• **Task to carry out**
Set all the material down again unchanged, without the pictures.

• **Provided material**
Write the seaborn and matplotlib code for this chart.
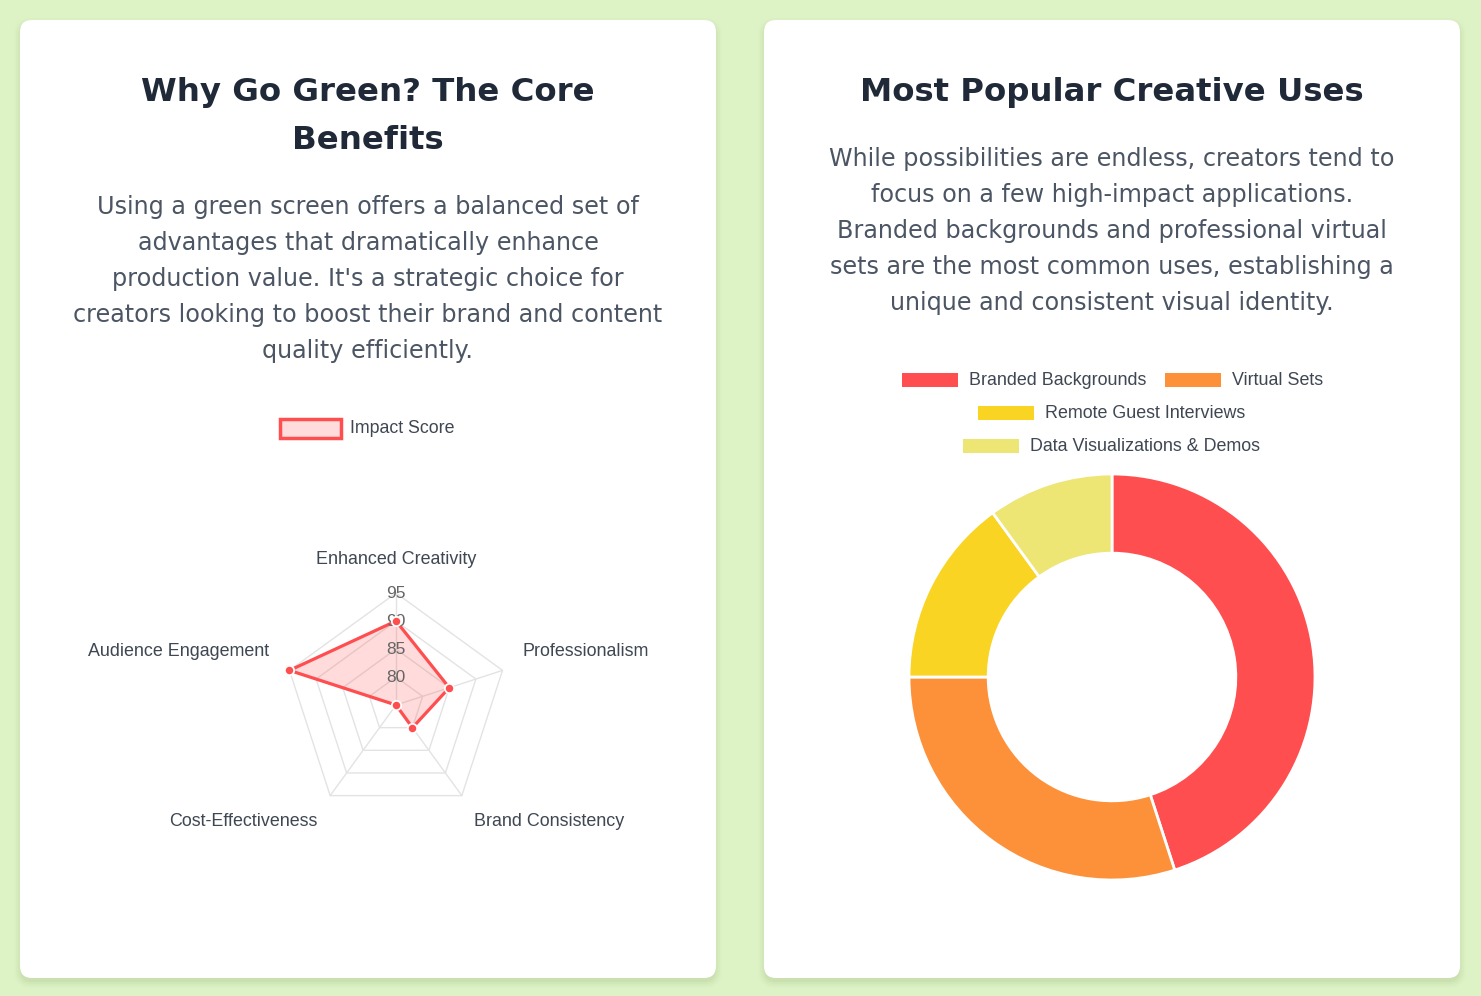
import numpy as np
import matplotlib.pyplot as plt
import seaborn as sns
from matplotlib.patches import FancyBboxPatch, Rectangle

# radar data
benefits = ["Enhanced Creativity", "Professionalism", "Brand Consistency",
            "Cost-Effectiveness", "Audience Engagement"]
impact_scores = [90, 85, 80, 75, 95]
radar_ticks = [80, 85, 90, 95]
radar_min, radar_max = 75, 95

# donut data
uses = ["Branded Backgrounds", "Virtual Sets", "Remote Guest Interviews",
        "Data Visualizations & Demos"]
use_share = [45, 30, 15, 10]
use_colors = ["#FF4E50", "#FC913A", "#F9D423", "#EDE574"]

left_title = ["Why Go Green? The Core", "Benefits"]
left_body = ["Using a green screen offers a balanced set of",
             "advantages that dramatically enhance",
             "production value. It's a strategic choice for",
             "creators looking to boost their brand and content",
             "quality efficiently."]
right_title = ["Most Popular Creative Uses"]
right_body = ["While possibilities are endless, creators tend to",
              "focus on a few high-impact applications.",
              "Branded backgrounds and professional virtual",
              "sets are the most common uses, establishing a",
              "unique and consistent visual identity."]

sns.set_theme(style="white")
plt.rcParams["font.family"] = ["DejaVu Sans"]

W, H = 1481, 996
TITLE_C = "#1F2937"
BODY_C = "#4B5563"
LABEL_C = "#3F4753"
RED = use_colors[0]

fig = plt.figure(figsize=(W / 100, H / 100), dpi=100)
fig.patch.set_facecolor("#DEF3C5")

bg = fig.add_axes([0, 0, 1, 1])
bg.set_xlim(0, W)
bg.set_ylim(H, 0)
bg.axis("off")


def px_rect(x0, y0, w, h):
    return [x0 / W, 1 - (y0 + h) / H, w / W, h / H]


# cards with a soft shadow
for cx in [20, 764]:
    for i, a in enumerate([0.05, 0.04, 0.03, 0.02]):
        sh = FancyBboxPatch((cx - i * 2, 24 - i * 2), 696 + i * 4, 958 + i * 4,
                            boxstyle="round,pad=0,rounding_size=%d" % (12 + i * 2),
                            fc="#557733", ec="none", alpha=a, zorder=0)
        bg.add_patch(sh)
    card = FancyBboxPatch((cx, 20), 696, 958, boxstyle="round,pad=0,rounding_size=12",
                          fc="white", ec="none", zorder=1)
    bg.add_patch(card)

# texts
for i, line in enumerate(left_title):
    bg.text(368, 92 + i * 48, line, ha="center", va="center", fontsize=23.3,
            fontweight="bold", color=TITLE_C, zorder=3)
for i, line in enumerate(left_body):
    bg.text(368, 207 + i * 36, line, ha="center", va="center", fontsize=17.2,
            color=BODY_C, zorder=3)
for i, line in enumerate(right_title):
    bg.text(1112, 92 + i * 48, line, ha="center", va="center", fontsize=23.3,
            fontweight="bold", color=TITLE_C, zorder=3)
for i, line in enumerate(right_body):
    bg.text(1112, 159 + i * 36, line, ha="center", va="center", fontsize=17.2,
            color=BODY_C, zorder=3)

# radar legend
bg.add_patch(Rectangle((280, 419), 61, 19, fc=RED, alpha=0.2, ec="none", zorder=3))
bg.add_patch(Rectangle((280, 419), 61, 19, fc="none", ec=RED, lw=2.5, zorder=3))
bg.text(350, 428, "Impact Score", ha="left", va="center", fontsize=12.8,
        family="Liberation Sans", color=LABEL_C, zorder=3)

# donut legend
legend_rows = [[0, 1], [2], [3]]
row_x = [902, 978, 963]
for r, idxs in enumerate(legend_rows):
    x = row_x[r]
    y = 380 + r * 33
    for k in idxs:
        bg.add_patch(Rectangle((x, y - 7), 56, 14, fc=use_colors[k], ec="none", zorder=3))
        bg.text(x + 67, y, uses[k], ha="left", va="center", fontsize=12.9,
                family="Liberation Sans", color=LABEL_C, zorder=3)
        x = 1165

# radar chart
half = 170
ax = fig.add_axes(px_rect(396 - half, 705 - half, 2 * half, 2 * half))
lim = half / 112
ax.set_xlim(-lim, lim)
ax.set_ylim(-lim, lim)
ax.set_aspect("equal")
ax.axis("off")

ang = np.deg2rad(90 - 72 * np.arange(len(benefits)))
for t in radar_ticks:
    rr = (t - radar_min) / (radar_max - radar_min)
    gx = np.append(rr * np.cos(ang), rr * np.cos(ang[0]))
    gy = np.append(rr * np.sin(ang), rr * np.sin(ang[0]))
    ax.plot(gx, gy, color="#E3E3E3", lw=1, zorder=1)
for a in ang:
    ax.plot([0, np.cos(a)], [0, np.sin(a)], color="#E3E3E3", lw=1, zorder=1)

rv = (np.array(impact_scores) - radar_min) / (radar_max - radar_min)
xs = rv * np.cos(ang)
ys = rv * np.sin(ang)
ax.fill(xs, ys, color=RED, alpha=0.2, lw=0, zorder=2)
ax.plot(np.append(xs, xs[0]), np.append(ys, ys[0]), color=RED, lw=2.3, zorder=3)

for t in radar_ticks:
    rr = (t - radar_min) / (radar_max - radar_min)
    ax.text(0, rr, str(t), ha="center", va="center", fontsize=12.5,
            family="Liberation Sans", color="#666666", zorder=4)

sns.scatterplot(x=xs, y=ys, ax=ax, color=RED, s=45, edgecolor="white",
                linewidth=1.3, zorder=5, legend=False)

label_pos = [(0, 1.30, "center"), (1.13, 0.48, "left"), (0.70, -1.04, "left"),
             (-0.70, -1.04, "right"), (-1.13, 0.48, "right")]
for name, (lx, ly, ha) in zip(benefits, label_pos):
    ax.text(lx, ly, name, ha=ha, va="center", fontsize=12.9,
            family="Liberation Sans", color=LABEL_C, clip_on=False)

# donut chart
rad = 203
ax2 = fig.add_axes(px_rect(1112 - rad - 4, 677 - rad - 4, 2 * rad + 8, 2 * rad + 8))
ax2.pie(use_share, colors=sns.color_palette(use_colors), startangle=90,
        counterclock=False, radius=1,
        wedgeprops=dict(width=0.39, edgecolor="white", linewidth=2))
ax2.set_xlim(-(rad + 4) / rad, (rad + 4) / rad)
ax2.set_ylim(-(rad + 4) / rad, (rad + 4) / rad)
ax2.set_aspect("equal")
ax2.axis("off")

fig.savefig("out.png", dpi=100, facecolor=fig.get_facecolor())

• **Solution for this problem**
Write the seaborn and matplotlib code for this chart.
import numpy as np
import matplotlib.pyplot as plt
import seaborn as sns
from matplotlib.patches import FancyBboxPatch, Rectangle

# radar data
benefits = ["Enhanced Creativity", "Professionalism", "Brand Consistency",
            "Cost-Effectiveness", "Audience Engagement"]
impact_scores = [90, 85, 80, 75, 95]
radar_ticks = [80, 85, 90, 95]
radar_min, radar_max = 75, 95

# donut data
uses = ["Branded Backgrounds", "Virtual Sets", "Remote Guest Interviews",
        "Data Visualizations & Demos"]
use_share = [45, 30, 15, 10]
use_colors = ["#FF4E50", "#FC913A", "#F9D423", "#EDE574"]

left_title = ["Why Go Green? The Core", "Benefits"]
left_body = ["Using a green screen offers a balanced set of",
             "advantages that dramatically enhance",
             "production value. It's a strategic choice for",
             "creators looking to boost their brand and content",
             "quality efficiently."]
right_title = ["Most Popular Creative Uses"]
right_body = ["While possibilities are endless, creators tend to",
              "focus on a few high-impact applications.",
              "Branded backgrounds and professional virtual",
              "sets are the most common uses, establishing a",
              "unique and consistent visual identity."]

sns.set_theme(style="white")
plt.rcParams["font.family"] = ["DejaVu Sans"]

W, H = 1481, 996
TITLE_C = "#1F2937"
BODY_C = "#4B5563"
LABEL_C = "#3F4753"
RED = use_colors[0]

fig = plt.figure(figsize=(W / 100, H / 100), dpi=100)
fig.patch.set_facecolor("#DEF3C5")

bg = fig.add_axes([0, 0, 1, 1])
bg.set_xlim(0, W)
bg.set_ylim(H, 0)
bg.axis("off")


def px_rect(x0, y0, w, h):
    return [x0 / W, 1 - (y0 + h) / H, w / W, h / H]


# cards with a soft shadow
for cx in [20, 764]:
    for i, a in enumerate([0.05, 0.04, 0.03, 0.02]):
        sh = FancyBboxPatch((cx - i * 2, 24 - i * 2), 696 + i * 4, 958 + i * 4,
                            boxstyle="round,pad=0,rounding_size=%d" % (12 + i * 2),
                            fc="#557733", ec="none", alpha=a, zorder=0)
        bg.add_patch(sh)
    card = FancyBboxPatch((cx, 20), 696, 958, boxstyle="round,pad=0,rounding_size=12",
                          fc="white", ec="none", zorder=1)
    bg.add_patch(card)

# texts
for i, line in enumerate(left_title):
    bg.text(368, 92 + i * 48, line, ha="center", va="center", fontsize=23.3,
            fontweight="bold", color=TITLE_C, zorder=3)
for i, line in enumerate(left_body):
    bg.text(368, 207 + i * 36, line, ha="center", va="center", fontsize=17.2,
            color=BODY_C, zorder=3)
for i, line in enumerate(right_title):
    bg.text(1112, 92 + i * 48, line, ha="center", va="center", fontsize=23.3,
            fontweight="bold", color=TITLE_C, zorder=3)
for i, line in enumerate(right_body):
    bg.text(1112, 159 + i * 36, line, ha="center", va="center", fontsize=17.2,
            color=BODY_C, zorder=3)

# radar legend
bg.add_patch(Rectangle((280, 419), 61, 19, fc=RED, alpha=0.2, ec="none", zorder=3))
bg.add_patch(Rectangle((280, 419), 61, 19, fc="none", ec=RED, lw=2.5, zorder=3))
bg.text(350, 428, "Impact Score", ha="left", va="center", fontsize=12.8,
        family="Liberation Sans", color=LABEL_C, zorder=3)

# donut legend
legend_rows = [[0, 1], [2], [3]]
row_x = [902, 978, 963]
for r, idxs in enumerate(legend_rows):
    x = row_x[r]
    y = 380 + r * 33
    for k in idxs:
        bg.add_patch(Rectangle((x, y - 7), 56, 14, fc=use_colors[k], ec="none", zorder=3))
        bg.text(x + 67, y, uses[k], ha="left", va="center", fontsize=12.9,
                family="Liberation Sans", color=LABEL_C, zorder=3)
        x = 1165

# radar chart
half = 170
ax = fig.add_axes(px_rect(396 - half, 705 - half, 2 * half, 2 * half))
lim = half / 112
ax.set_xlim(-lim, lim)
ax.set_ylim(-lim, lim)
ax.set_aspect("equal")
ax.axis("off")

ang = np.deg2rad(90 - 72 * np.arange(len(benefits)))
for t in radar_ticks:
    rr = (t - radar_min) / (radar_max - radar_min)
    gx = np.append(rr * np.cos(ang), rr * np.cos(ang[0]))
    gy = np.append(rr * np.sin(ang), rr * np.sin(ang[0]))
    ax.plot(gx, gy, color="#E3E3E3", lw=1, zorder=1)
for a in ang:
    ax.plot([0, np.cos(a)], [0, np.sin(a)], color="#E3E3E3", lw=1, zorder=1)

rv = (np.array(impact_scores) - radar_min) / (radar_max - radar_min)
xs = rv * np.cos(ang)
ys = rv * np.sin(ang)
ax.fill(xs, ys, color=RED, alpha=0.2, lw=0, zorder=2)
ax.plot(np.append(xs, xs[0]), np.append(ys, ys[0]), color=RED, lw=2.3, zorder=3)

for t in radar_ticks:
    rr = (t - radar_min) / (radar_max - radar_min)
    ax.text(0, rr, str(t), ha="center", va="center", fontsize=12.5,
            family="Liberation Sans", color="#666666", zorder=4)

sns.scatterplot(x=xs, y=ys, ax=ax, color=RED, s=45, edgecolor="white",
                linewidth=1.3, zorder=5, legend=False)

label_pos = [(0, 1.30, "center"), (1.13, 0.48, "left"), (0.70, -1.04, "left"),
             (-0.70, -1.04, "right"), (-1.13, 0.48, "right")]
for name, (lx, ly, ha) in zip(benefits, label_pos):
    ax.text(lx, ly, name, ha=ha, va="center", fontsize=12.9,
            family="Liberation Sans", color=LABEL_C, clip_on=False)

# donut chart
rad = 203
ax2 = fig.add_axes(px_rect(1112 - rad - 4, 677 - rad - 4, 2 * rad + 8, 2 * rad + 8))
ax2.pie(use_share, colors=sns.color_palette(use_colors), startangle=90,
        counterclock=False, radius=1,
        wedgeprops=dict(width=0.39, edgecolor="white", linewidth=2))
ax2.set_xlim(-(rad + 4) / rad, (rad + 4) / rad)
ax2.set_ylim(-(rad + 4) / rad, (rad + 4) / rad)
ax2.set_aspect("equal")
ax2.axis("off")

fig.savefig("out.png", dpi=100, facecolor=fig.get_facecolor())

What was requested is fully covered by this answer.